Study: Texting while walking more dangerous than talking on phone
Using your phone as you walk is more likely to cause an accident than
taking a call or listening to music, researchers have warned, after
analyzing the causes behind hundreds of pedestrian mishaps. Texting was
associated with a higher rate of near misses and a failure to look left
and right when crossing the road, the study found. By comparison,
talking on the phone was associated with only a small increase in time
taken to cross a road safely, and listening to music had no notable
impact on pedestrian safety. The researchers, from the University of
Calgary in Canada, say their findings need further investigation, noting
that "pedestrian distraction" is an increasing problem in towns and
cities around the world.
"Given the ubiquity of smartphones, social media, apps, digital video and streaming music, which has infiltrated most aspects of daily life, distracted walking and street crossing will be a road safety issue for the foreseeable future," the authors wrote. Around 270,000 pedestrians die every year globally, making up about a fifth of all road traffic deaths, the team said.
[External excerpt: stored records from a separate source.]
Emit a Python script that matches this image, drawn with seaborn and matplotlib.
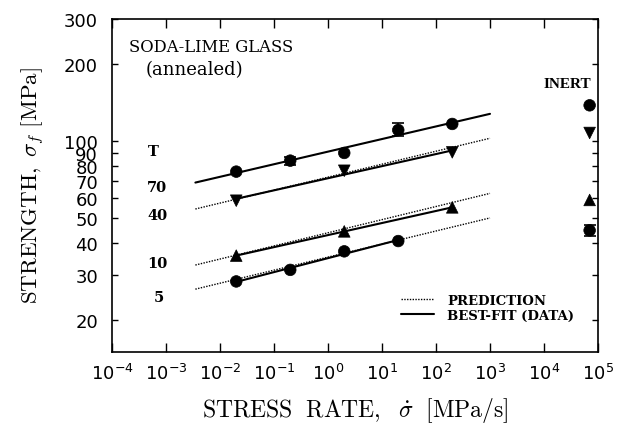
import numpy as np
import pandas as pd
import matplotlib
matplotlib.use("Agg")
import matplotlib.pyplot as plt
import seaborn as sns
from matplotlib.ticker import FixedLocator, FixedFormatter, LogLocator, NullLocator
from matplotlib.lines import Line2D

# ---------------- data ----------------
rates_70 = [0.02, 0.2, 2, 20, 200]
strength_70 = [76.0, 83.9, 89.9, 110.5, 116.7]
rates_40 = [0.02, 2, 200]
strength_40 = [58.5, 76.6, 90.4]
rates_10 = [0.02, 2, 200]
strength_10 = [35.7, 44.4, 55.1]
rates_5 = [0.02, 0.2, 2, 20]
strength_5 = [28.3, 31.4, 37.1, 40.7]

inert_rate = 7.0e4
inert_strength = [138.0, 107.6, 58.9, 44.8]

# error bars (lower, upper) for a few points
err_70_rates = [0.2, 20]
err_70_values = [83.9, 110.5]
err_70_low = [3.0, 5.8]
err_70_high = [3.0, 7.3]
err_inert5_low = [2.2]
err_inert5_high = [2.2]

# prediction lines (endpoints)
pred_rates = [0.0035, 1000]
pred_40 = [54.3, 102.6]
pred_10 = [32.8, 62.5]
pred_5 = [26.4, 50.1]

series_labels = ["70", "40", "10", "5"]
y_ticks = [20, 30, 40, 50, 60, 70, 80, 90, 100, 200, 300]

# ---------------- figure ----------------
sns.set_theme(style="ticks")
plt.rcParams["font.family"] = ["DejaVu Sans"]
plt.rcParams["mathtext.fontset"] = "cm"
for key in ("text.color", "axes.labelcolor", "xtick.color", "ytick.color",
            "axes.edgecolor"):
    plt.rcParams[key] = "black"

W, H = 624, 431
fig = plt.figure(figsize=(W / 100, H / 100), dpi=100)
ax = fig.add_axes([112 / W, 1 - 353 / H, (598 - 112) / W, (353 - 20) / H])
ax.set_xscale("log")
ax.set_yscale("log")

serif = ["DejaVu Serif"]
times = ["Liberation Serif", "DejaVu Serif"]

# data frame of points
pts = pd.DataFrame({
    "rate": rates_70 + rates_40 + rates_10 + rates_5 + [inert_rate] * 4,
    "strength": strength_70 + strength_40 + strength_10 + strength_5 + inert_strength,
    "series": (["70"] * len(rates_70) + ["40"] * len(rates_40) + ["10"] * len(rates_10)
               + ["5"] * len(rates_5) + series_labels),
})
markers = {"70": "o", "40": "v", "10": "^", "5": "o"}

# best-fit lines (least squares in log-log)
def fit_line(xs, ys, x_range):
    p = np.polyfit(np.log10(xs), np.log10(ys), 1)
    xr = np.array(x_range, dtype=float)
    return xr, 10 ** np.polyval(p, np.log10(xr))

fits = [
    (rates_70, strength_70, pred_rates),
    (rates_40, strength_40, [rates_40[0], rates_40[-1]]),
    (rates_10, strength_10, [rates_10[0], rates_10[-1]]),
    (rates_5, strength_5, [rates_5[0], rates_5[-1]]),
]
for xs, ys, xr in fits:
    fx, fy = fit_line(xs, ys, xr)
    sns.lineplot(x=fx, y=fy, ax=ax, color="black", lw=1.5, linestyle="-", legend=False)

for pv in (pred_40, pred_10, pred_5):
    sns.lineplot(x=pred_rates, y=pv, ax=ax, color="black", lw=1.0,
                 linestyle=(0, (1, 1)), legend=False)

sns.scatterplot(data=pts, x="rate", y="strength", style="series", markers=markers,
                color="black", s=70, edgecolor="black", linewidth=0.5, ax=ax,
                legend=False, zorder=5)

ax.errorbar(err_70_rates, err_70_values, yerr=[err_70_low, err_70_high], fmt="none",
            ecolor="black", elinewidth=1.2, capsize=4, capthick=1.2, zorder=4)
ax.errorbar([inert_rate], [inert_strength[3]], yerr=[err_inert5_low, err_inert5_high],
            fmt="none", ecolor="black", elinewidth=1.2, capsize=4, capthick=1.2, zorder=4)

# ---------------- axes ----------------
ax.set_xlim(1e-4, 1e5)
ax.set_ylim(15, 300)
ax.xaxis.set_major_locator(LogLocator(base=10, numticks=12))
ax.xaxis.set_minor_locator(NullLocator())
ax.yaxis.set_major_locator(FixedLocator(y_ticks))
ax.yaxis.set_major_formatter(FixedFormatter([str(v) for v in y_ticks]))
ax.yaxis.set_minor_locator(NullLocator())

ax.tick_params(axis="x", which="major", direction="in", top=True, bottom=True,
               length=6.5, width=1, labelsize=13, pad=8, color="black")
ax.tick_params(axis="y", which="major", direction="in", left=True, right=True,
               length=4.5, width=1, labelsize=13, pad=10, color="black")
for sp in ax.spines.values():
    sp.set_color("black")
    sp.set_linewidth(1.2)
ax.set_xlabel("")
ax.set_ylabel("")

fig.text(355 / W, 1 - 411 / H, r"$\mathrm{STRESS\ \ RATE,}\ \ \dot{\sigma}\ \ \mathrm{[MPa/s]}$",
         fontsize=17, ha="center", va="center")
fig.text(33 / W, 1 - 186 / H, r"$\mathrm{STRENGTH,}\ \sigma_f\ \mathrm{[MPa]}$",
         fontsize=16.5, ha="center", va="center", rotation=90)

# annotations
fig.text(129 / W, 1 - 48 / H, "SODA-LIME GLASS", family=serif, fontsize=11.8,
         ha="left", va="center")
fig.text(146 / W, 1 - 70.5 / H, "(annealed)", family=serif, fontsize=13,
         ha="left", va="center")
for lab, px, py in [("T", 148, 151.5), ("70", 147, 188.5), ("40", 147, 216),
                    ("10", 147, 264.5), ("5", 154, 297.5)]:
    fig.text(px / W, 1 - py / H, lab, family=serif, fontsize=10.5, fontweight="bold",
             ha="left", va="center")
fig.text(567 / W, 1 - 84 / H, "INERT", family=times, fontsize=11, fontweight="bold",
         ha="center", va="center")

handles = [Line2D([], [], color="black", lw=1.0, linestyle=(0, (1, 1))),
           Line2D([], [], color="black", lw=1.5, linestyle="-")]
leg = ax.legend(handles, ["PREDICTION", "BEST-FIT (DATA)"], loc="upper left",
                bbox_to_anchor=(401 / W, 1 - 295 / H), bbox_transform=fig.transFigure,
                frameon=False, borderpad=0, borderaxespad=0, handlelength=2.5,
                handletextpad=1.0, labelspacing=0.15,
                prop={"family": serif, "weight": "bold", "size": 9.5})

fig.savefig("out.png", dpi=100)
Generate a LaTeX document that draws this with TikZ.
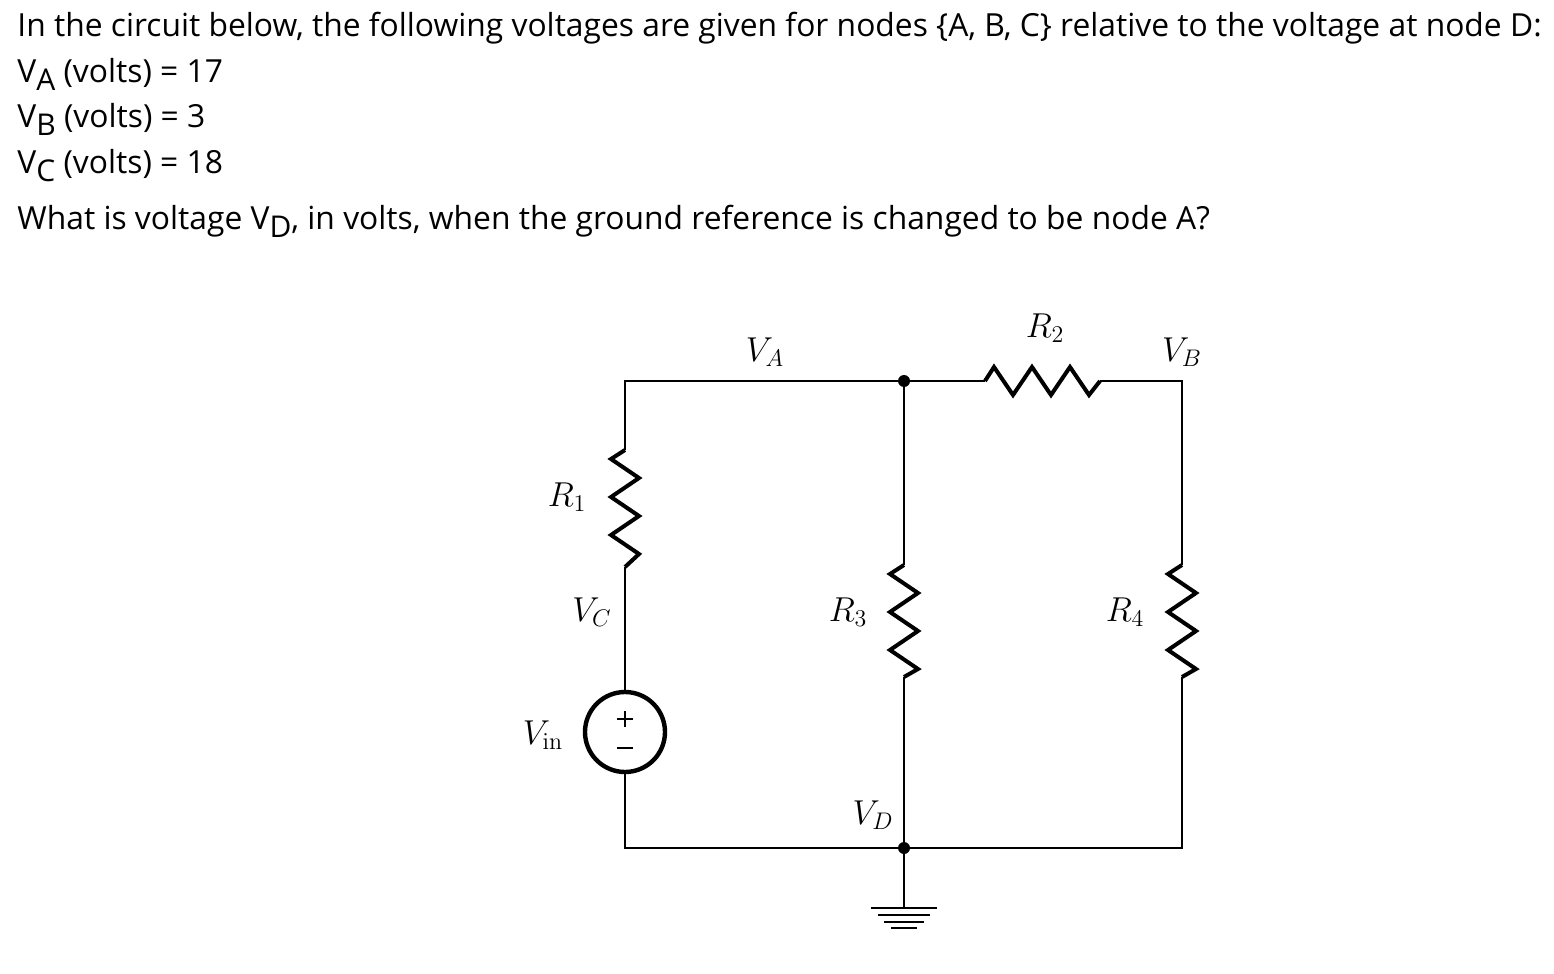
\documentclass[tikz,border=0pt]{standalone}
\usepackage[no-math]{fontspec}
\setmainfont{Open Sans}
\newcommand{\Vsub}[1]{V\raisebox{-4pt}{\fontsize{15}{15}\selectfont #1}}
\begin{document}
\begin{tikzpicture}[x=0.5pt,y=-0.5pt,
  txt/.style={anchor=base west,inner sep=0pt,font=\fontsize{15.9}{18}\selectfont},
  lab/.style={inner sep=0pt,font=\fontsize{17}{20}\selectfont},
  wire/.style={line width=1.4pt},
  res/.style={line width=2pt,line join=miter},
  dot/.style={circle,fill=black,inner sep=0pt,minimum size=6pt}]
\useasboundingbox (0,0) rectangle (1554,974);
\node[txt] (t1) at (17,37) {In the circuit below, the following voltages are given for nodes \{A, B, C\} relative to the voltage at node D:};
\node[txt] (t2) at (17,83) {\Vsub{A} (volts) = 17};
\node[txt] (t3) at (17,128) {\Vsub{B} (volts) = 3};
\node[txt] (t4) at (17,174) {\Vsub{C} (volts) = 18};
\node[txt] (t5) at (17,229) {What is voltage \Vsub{D}, in volts, when the ground reference is changed to be node A?};
% nodes
\coordinate (TL) at (625,381);
\node[dot] (TM) at (904,381) {};
\coordinate (TR) at (1182,381);
\coordinate (BL) at (625,848);
\node[dot] (BM) at (904,848) {};
\coordinate (BR) at (1182,848);
\coordinate (G) at (904,908);
\node[circle,draw,line width=2.2pt,minimum size=40pt,inner sep=0pt] (S) at (625,732) {};
\draw[line width=0.6pt] (625,711) -- (625,727) (617,719) -- (633,719) (617,748) -- (633,748);
% wires
\draw[wire] (S.north) -- (625,567);
\draw[wire] (625,450) -- (TL) -- (TM) -- (985,381);
\draw[wire] (1100,381) -- (TR) -- (1182,565);
\draw[wire] (1182,677) -- (BR) -- (BM) -- (BL) -- (S.south);
\draw[wire] (TM) -- (904,565);
\draw[wire] (904,677) -- (BM) -- (G);
% resistors
\draw[res] (625,450) -- (611,459) -- (639,478) -- (611,497) -- (639,516) -- (611,535) -- (639,554) -- (625,567);
\draw[res] (904,565) -- (890,574) -- (918,593) -- (890,612) -- (918,631) -- (890,650) -- (918,669) -- (904,677);
\draw[res] (1182,565) -- (1168,574) -- (1196,593) -- (1168,612) -- (1196,631) -- (1168,650) -- (1196,669) -- (1182,677);
\draw[res] (985,381) -- (994,367) -- (1013,395) -- (1032,367) -- (1051,395) -- (1070,367) -- (1089,395) -- (1100,381);
% ground
\draw[wire] (871,908) -- (937,908);
\draw[wire] (878,915) -- (930,915);
\draw[wire] (884,922) -- (924,922);
\draw[wire] (891,928) -- (917,928);
% labels
\node[lab] (lVA) at (765,352) {$V_A$};
\node[lab] (lR2) at (1045,328) {$R_2$};
\node[lab] (lVB) at (1182,352) {$V_B$};
\node[lab] (lR1) at (567,497) {$R_1$};
\node[lab] (lVC) at (592,612) {$V_C$};
\node[lab] (lR3) at (848,612) {$R_3$};
\node[lab] (lR4) at (1125,612) {$R_4$};
\node[lab] (lVin) at (543,735) {$V_{\mathrm{in}}$};
\node[lab] (lVD) at (873,815) {$V_D$};
\end{tikzpicture}
\end{document}
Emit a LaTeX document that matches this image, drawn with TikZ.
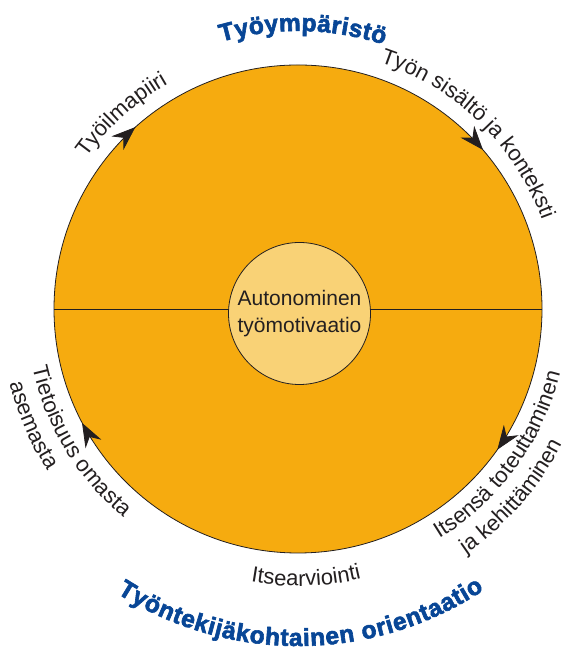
\documentclass[tikz,border=0pt]{standalone}
\usepackage{fontspec}
\setmainfont{Liberation Sans}
\newfontfamily\heavyfont[BoldFeatures={FakeBold=2.5}]{Liberation Sans}
\usetikzlibrary{arrows.meta,%
                decorations.text}
\definecolor{ringorange}{RGB}{246,171,15}
\definecolor{coreyellow}{RGB}{249,210,118}
\definecolor{titleblue}{RGB}{8,70,150}
\definecolor{inkblack}{RGB}{35,31,32}
\newcommand\arcfont{\fontsize{22}{26}\selectfont\color{inkblack}}
\newcommand\headfont{\heavyfont\bfseries\fontsize{24.5}{28}\selectfont\color{titleblue}}

\begin{document}
\begin{tikzpicture}[x=1pt,y=1pt]
		\tikzstyle{ring}=[circle,draw=inkblack,fill=ringorange,line width=0.8pt,minimum size=488pt,inner sep=0pt,outer sep=0pt]
		\tikzstyle{core}=[circle,draw=inkblack,fill=coreyellow,line width=0.8pt,minimum size=142pt,inner sep=0pt,outer sep=0pt,%
			align=center,font=\fontsize{21}{27}\selectfont,text=inkblack]
		\tikzstyle{flow}=[inkblack,line width=0.8pt,-{Stealth[length=24pt,width=18pt,inset=8pt]}]
		\tikzstyle{arclabel}=[decorate,decoration={text along path,text align=left}]
		\useasboundingbox (0,0) rectangle (569,652);
		\node[ring] (ring) at (298,343) {};
		\draw[inkblack,line width=0.8pt] (ring.west) -- (ring.east);
		\node[core] (core) at (299.5,338.5) {Autonominen\\työmotivaatio};
		% arrows, clockwise
		\draw[flow] (ring.135) arc[start angle=135,end angle=131.8,radius=244pt];
		\draw[flow] (ring.44) arc[start angle=44,end angle=40.7,radius=244pt];
		\draw[flow] (ring.328) arc[start angle=328,end angle=324.8,radius=244pt];
		\draw[flow] (ring.211.6) arc[start angle=211.6,end angle=208.4,radius=244pt];
		\begin{scope}[shift={(ring.center)}]
			\path[arclabel,decoration={text={|\arcfont|Työilmapiiri}}]
				(144.5:260pt) arc[start angle=144.5,end angle=100,radius=260pt];
			\path[arclabel,decoration={text={|\arcfont|Työn sisältö ja konteksti}}]
				(71.6:260pt) arc[start angle=71.6,end angle=5,radius=260pt];
			\path[arclabel,decoration={text={|\arcfont|Itsensä toteuttaminen}}]
				(301.6:270pt) arc[start angle=301.6,end angle=370,radius=270pt];
			\path[arclabel,decoration={text={|\arcfont|ja kehittäminen}}]
				(304.4:297pt) arc[start angle=304.4,end angle=360,radius=297pt];
			\path[arclabel,decoration={text={|\arcfont|Tietoisuus omasta}}]
				(192.5:272pt) arc[start angle=192.5,end angle=250,radius=272pt];
			\path[arclabel,decoration={text={|\arcfont|asemasta}}]
				(194.5:298pt) arc[start angle=194.5,end angle=240,radius=298pt];
			\path[arclabel,decoration={text={|\arcfont|Itsearviointi},text align=center}]
				(250:277pt) arc[start angle=250,end angle=293.4,radius=277pt];
			% headings
			\path[arclabel,decoration={text={|\headfont|Työympäristö},text align={fit to path}}]
				(106:278pt) arc[start angle=106,end angle=72,radius=278pt];
			\path[arclabel,decoration={text={|\headfont|Työntekijäkohtainen orientaatio},text align={fit to path}}]
				(237.5:337pt) arc[start angle=237.5,end angle=303.5,radius=337pt];
		\end{scope}
\end{tikzpicture}
\end{document}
Their study was published Monday in the journal Injury Prevention.
"Do groups or packs of pedestrians shield those among them who are distracted or do groups assume that other group members are paying attention?" the authors asked in the study, outlining areas in which further research was needed. "Are children and teens more at risk while distracted? Are elderly pedestrians who are distracted and slower more prone to conflicts with vehicles?" they asked (without answering).